─── TASK DATA
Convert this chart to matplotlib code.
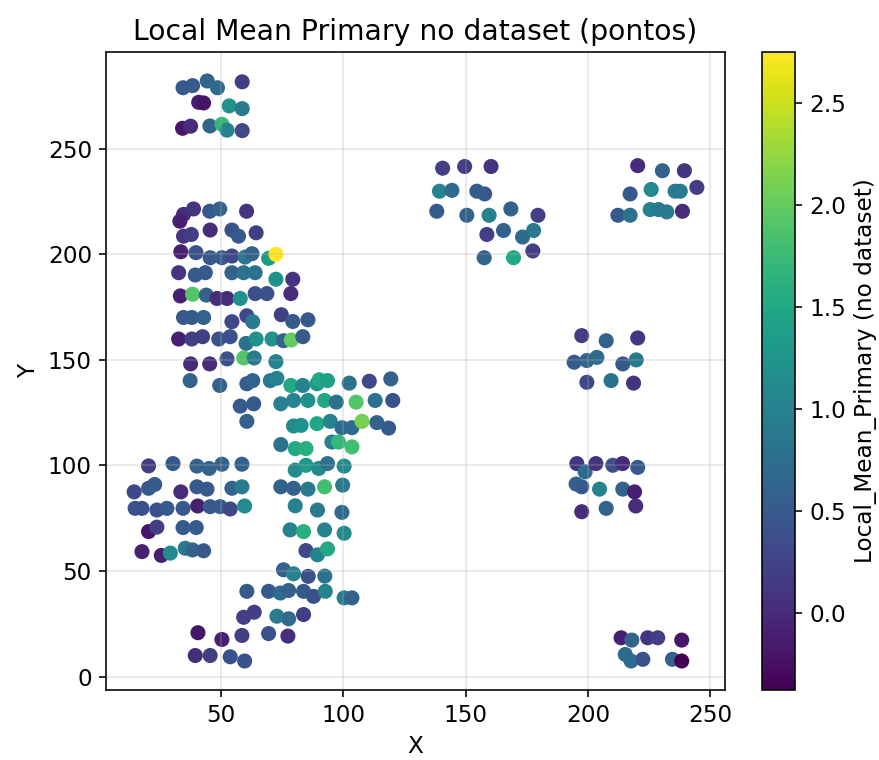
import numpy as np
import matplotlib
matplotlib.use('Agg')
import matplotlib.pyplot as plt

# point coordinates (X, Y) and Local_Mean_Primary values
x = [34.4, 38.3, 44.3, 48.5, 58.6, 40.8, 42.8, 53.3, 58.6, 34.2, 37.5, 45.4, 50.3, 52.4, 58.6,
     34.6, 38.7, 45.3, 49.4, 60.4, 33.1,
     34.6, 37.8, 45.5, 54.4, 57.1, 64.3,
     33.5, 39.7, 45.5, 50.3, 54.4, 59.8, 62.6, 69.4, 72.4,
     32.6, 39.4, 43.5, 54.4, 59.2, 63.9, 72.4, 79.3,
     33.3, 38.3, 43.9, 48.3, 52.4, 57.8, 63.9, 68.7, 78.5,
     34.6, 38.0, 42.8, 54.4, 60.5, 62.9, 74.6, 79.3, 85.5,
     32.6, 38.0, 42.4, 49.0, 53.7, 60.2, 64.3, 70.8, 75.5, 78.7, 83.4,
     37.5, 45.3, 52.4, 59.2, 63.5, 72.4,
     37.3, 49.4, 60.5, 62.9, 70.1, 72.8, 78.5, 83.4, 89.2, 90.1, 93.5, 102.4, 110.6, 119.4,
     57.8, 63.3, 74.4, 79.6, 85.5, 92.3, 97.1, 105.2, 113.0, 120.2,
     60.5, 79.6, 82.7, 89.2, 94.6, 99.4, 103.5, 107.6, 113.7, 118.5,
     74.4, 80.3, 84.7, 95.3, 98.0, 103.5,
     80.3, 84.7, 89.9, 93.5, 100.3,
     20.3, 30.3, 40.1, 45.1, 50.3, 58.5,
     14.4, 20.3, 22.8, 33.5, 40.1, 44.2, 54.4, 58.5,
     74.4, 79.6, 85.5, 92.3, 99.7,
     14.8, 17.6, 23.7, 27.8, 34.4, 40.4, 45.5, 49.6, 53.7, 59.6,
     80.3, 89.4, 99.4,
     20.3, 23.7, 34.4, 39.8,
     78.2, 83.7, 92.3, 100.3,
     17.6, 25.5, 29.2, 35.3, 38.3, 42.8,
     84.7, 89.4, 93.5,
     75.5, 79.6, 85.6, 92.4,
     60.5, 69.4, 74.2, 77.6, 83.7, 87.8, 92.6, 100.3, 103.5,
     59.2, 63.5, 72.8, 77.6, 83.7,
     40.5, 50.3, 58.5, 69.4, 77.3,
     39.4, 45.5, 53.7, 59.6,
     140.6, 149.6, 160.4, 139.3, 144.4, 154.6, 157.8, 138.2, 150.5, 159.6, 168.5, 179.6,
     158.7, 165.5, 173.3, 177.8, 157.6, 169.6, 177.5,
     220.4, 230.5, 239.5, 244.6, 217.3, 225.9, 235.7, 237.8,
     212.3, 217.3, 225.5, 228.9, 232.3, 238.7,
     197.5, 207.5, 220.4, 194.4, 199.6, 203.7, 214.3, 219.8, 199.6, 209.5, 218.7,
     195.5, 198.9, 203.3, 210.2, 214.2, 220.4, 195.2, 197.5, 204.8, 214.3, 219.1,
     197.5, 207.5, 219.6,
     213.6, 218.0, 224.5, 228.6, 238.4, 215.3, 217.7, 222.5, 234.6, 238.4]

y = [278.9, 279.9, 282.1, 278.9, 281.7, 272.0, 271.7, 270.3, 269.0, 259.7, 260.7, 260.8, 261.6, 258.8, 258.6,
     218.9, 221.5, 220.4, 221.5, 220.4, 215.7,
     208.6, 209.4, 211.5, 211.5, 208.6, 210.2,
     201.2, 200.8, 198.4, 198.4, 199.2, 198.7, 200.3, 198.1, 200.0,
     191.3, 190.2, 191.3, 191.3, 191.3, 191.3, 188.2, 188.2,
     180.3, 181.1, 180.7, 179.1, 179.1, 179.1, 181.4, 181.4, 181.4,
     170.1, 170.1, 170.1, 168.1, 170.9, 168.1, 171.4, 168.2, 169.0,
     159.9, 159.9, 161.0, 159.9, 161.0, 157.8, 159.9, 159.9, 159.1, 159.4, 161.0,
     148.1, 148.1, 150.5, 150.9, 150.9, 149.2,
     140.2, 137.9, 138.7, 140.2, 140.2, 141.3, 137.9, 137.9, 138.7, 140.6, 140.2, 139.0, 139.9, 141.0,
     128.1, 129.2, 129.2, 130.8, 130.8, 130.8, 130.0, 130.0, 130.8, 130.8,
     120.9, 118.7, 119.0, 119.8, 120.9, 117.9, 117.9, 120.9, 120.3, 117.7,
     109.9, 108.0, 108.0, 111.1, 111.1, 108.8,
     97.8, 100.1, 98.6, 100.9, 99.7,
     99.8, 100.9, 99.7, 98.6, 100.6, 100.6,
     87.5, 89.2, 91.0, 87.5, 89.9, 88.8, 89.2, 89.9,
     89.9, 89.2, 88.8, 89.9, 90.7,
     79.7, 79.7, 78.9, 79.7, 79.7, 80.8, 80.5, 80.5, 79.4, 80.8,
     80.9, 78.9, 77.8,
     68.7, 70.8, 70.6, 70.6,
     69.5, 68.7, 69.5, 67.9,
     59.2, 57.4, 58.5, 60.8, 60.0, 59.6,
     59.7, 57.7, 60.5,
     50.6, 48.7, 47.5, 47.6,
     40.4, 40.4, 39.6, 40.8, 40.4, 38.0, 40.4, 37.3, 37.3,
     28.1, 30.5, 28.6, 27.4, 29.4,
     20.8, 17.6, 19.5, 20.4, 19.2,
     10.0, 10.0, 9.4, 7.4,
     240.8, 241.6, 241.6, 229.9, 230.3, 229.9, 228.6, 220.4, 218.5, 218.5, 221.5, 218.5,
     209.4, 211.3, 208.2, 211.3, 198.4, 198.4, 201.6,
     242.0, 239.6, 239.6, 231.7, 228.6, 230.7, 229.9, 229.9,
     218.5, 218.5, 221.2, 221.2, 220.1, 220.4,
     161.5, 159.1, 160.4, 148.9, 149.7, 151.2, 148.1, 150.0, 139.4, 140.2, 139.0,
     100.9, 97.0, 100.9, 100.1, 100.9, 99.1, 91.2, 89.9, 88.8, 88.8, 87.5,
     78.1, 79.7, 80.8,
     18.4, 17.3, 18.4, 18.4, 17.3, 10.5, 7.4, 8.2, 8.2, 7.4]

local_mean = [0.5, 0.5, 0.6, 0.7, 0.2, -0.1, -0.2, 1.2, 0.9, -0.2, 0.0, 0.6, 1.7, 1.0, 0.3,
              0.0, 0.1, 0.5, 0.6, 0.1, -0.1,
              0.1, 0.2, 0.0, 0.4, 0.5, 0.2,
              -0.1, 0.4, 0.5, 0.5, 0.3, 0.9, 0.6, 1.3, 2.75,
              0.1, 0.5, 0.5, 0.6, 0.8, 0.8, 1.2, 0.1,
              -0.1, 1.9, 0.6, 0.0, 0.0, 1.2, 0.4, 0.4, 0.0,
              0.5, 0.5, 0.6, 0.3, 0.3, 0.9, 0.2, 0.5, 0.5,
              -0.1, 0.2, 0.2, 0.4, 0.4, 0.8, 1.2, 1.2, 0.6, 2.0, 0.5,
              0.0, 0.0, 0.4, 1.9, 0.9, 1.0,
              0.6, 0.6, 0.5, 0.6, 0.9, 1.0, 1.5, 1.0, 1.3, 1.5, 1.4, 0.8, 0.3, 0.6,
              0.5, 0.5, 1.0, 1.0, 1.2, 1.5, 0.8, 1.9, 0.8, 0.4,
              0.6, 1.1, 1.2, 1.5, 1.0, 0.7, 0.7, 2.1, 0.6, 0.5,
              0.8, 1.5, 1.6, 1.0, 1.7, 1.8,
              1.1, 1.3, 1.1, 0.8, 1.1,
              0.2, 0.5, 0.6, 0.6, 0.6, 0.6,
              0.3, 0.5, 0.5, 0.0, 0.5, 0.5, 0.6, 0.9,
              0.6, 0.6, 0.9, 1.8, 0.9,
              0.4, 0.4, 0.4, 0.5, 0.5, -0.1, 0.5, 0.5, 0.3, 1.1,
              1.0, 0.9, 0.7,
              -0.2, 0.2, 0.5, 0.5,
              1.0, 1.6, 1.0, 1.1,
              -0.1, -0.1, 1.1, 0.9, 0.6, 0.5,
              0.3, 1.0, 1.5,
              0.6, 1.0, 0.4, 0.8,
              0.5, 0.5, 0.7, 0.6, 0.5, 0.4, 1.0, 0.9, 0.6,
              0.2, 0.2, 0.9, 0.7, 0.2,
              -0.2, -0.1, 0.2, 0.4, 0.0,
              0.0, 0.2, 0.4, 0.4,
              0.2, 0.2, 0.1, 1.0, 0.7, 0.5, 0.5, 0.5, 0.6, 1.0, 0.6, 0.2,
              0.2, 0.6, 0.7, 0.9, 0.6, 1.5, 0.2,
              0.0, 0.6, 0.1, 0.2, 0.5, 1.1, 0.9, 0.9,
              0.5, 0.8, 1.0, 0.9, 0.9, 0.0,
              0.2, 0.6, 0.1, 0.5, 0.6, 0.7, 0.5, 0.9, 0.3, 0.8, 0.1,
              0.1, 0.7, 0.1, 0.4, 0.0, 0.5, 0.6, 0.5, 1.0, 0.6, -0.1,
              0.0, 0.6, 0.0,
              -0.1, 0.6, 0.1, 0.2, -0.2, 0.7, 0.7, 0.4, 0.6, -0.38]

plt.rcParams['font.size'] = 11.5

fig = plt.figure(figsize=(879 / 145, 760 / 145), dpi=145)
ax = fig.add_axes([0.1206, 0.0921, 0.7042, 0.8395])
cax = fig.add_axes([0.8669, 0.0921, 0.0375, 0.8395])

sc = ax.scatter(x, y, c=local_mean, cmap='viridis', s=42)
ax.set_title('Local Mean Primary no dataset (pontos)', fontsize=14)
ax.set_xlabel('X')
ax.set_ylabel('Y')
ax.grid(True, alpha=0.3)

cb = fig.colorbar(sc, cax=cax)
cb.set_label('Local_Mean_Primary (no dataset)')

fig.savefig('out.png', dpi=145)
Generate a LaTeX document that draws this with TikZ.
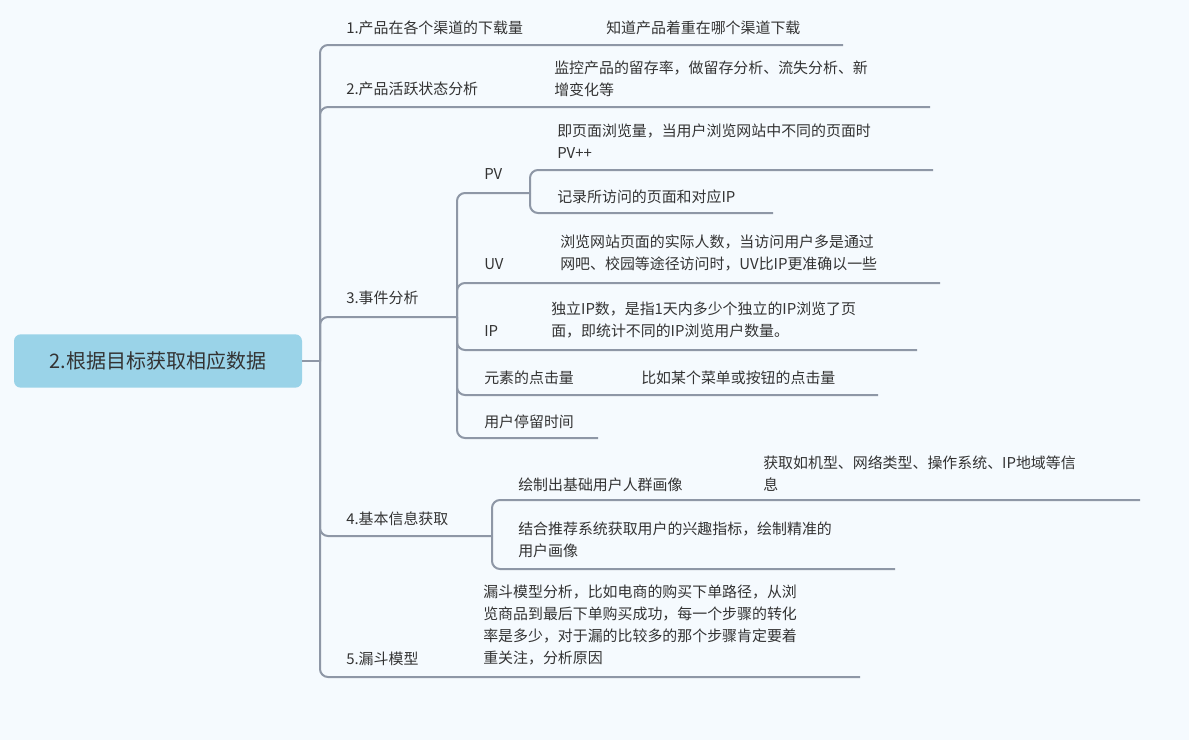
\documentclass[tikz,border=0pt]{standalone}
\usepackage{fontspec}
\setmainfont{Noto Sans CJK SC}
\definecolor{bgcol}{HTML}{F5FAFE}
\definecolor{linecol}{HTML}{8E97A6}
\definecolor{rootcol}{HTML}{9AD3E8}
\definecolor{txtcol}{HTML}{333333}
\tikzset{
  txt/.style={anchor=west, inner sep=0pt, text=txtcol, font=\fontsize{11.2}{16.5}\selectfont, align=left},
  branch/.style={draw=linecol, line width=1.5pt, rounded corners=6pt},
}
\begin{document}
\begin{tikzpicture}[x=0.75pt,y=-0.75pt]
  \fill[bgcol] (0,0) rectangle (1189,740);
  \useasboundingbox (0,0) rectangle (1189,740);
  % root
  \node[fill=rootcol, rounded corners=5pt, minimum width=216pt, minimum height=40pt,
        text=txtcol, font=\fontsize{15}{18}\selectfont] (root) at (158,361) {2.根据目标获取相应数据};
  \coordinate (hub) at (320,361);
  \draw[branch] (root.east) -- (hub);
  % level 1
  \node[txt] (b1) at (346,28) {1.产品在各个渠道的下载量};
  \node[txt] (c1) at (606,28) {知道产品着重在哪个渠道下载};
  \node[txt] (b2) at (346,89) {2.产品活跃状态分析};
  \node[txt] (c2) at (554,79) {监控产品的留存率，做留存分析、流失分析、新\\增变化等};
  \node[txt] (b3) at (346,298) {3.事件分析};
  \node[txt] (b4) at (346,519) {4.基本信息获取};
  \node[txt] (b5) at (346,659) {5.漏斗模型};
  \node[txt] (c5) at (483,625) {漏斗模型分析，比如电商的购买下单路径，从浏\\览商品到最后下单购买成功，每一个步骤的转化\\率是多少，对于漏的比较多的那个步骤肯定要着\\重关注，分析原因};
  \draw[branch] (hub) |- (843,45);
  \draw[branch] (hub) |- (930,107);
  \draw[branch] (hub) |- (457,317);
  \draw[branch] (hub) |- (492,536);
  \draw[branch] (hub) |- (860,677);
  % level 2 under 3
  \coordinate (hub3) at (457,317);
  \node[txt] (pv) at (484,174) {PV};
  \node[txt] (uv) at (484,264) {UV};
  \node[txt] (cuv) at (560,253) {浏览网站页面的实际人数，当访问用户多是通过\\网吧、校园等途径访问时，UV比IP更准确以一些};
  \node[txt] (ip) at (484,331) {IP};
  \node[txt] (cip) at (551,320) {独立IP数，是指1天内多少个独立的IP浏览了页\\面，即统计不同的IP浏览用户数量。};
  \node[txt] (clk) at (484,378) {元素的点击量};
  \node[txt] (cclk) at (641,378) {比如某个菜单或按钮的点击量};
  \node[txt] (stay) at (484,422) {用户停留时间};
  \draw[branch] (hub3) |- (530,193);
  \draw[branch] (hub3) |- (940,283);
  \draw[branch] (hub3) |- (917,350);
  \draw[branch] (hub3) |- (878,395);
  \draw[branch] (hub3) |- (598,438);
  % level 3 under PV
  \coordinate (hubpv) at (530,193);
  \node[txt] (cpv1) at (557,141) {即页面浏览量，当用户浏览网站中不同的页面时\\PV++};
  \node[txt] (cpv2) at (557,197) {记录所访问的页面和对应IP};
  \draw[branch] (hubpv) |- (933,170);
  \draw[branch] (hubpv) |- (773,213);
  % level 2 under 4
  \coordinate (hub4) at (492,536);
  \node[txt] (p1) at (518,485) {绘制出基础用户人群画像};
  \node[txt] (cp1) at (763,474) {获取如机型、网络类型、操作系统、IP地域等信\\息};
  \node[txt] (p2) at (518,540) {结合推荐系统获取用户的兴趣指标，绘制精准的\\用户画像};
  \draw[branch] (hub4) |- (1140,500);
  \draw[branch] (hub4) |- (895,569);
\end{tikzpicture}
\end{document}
──────
### WORK TO BE COMPLETED
Beginning with the first line of the records above, extract each line exactly through the line that holds "import matplotlib.pyplot as plt", both ends included. Omit pictures.

### FULL SOLUTION
Convert this chart to matplotlib code.
import numpy as np
import matplotlib
matplotlib.use('Agg')
import matplotlib.pyplot as plt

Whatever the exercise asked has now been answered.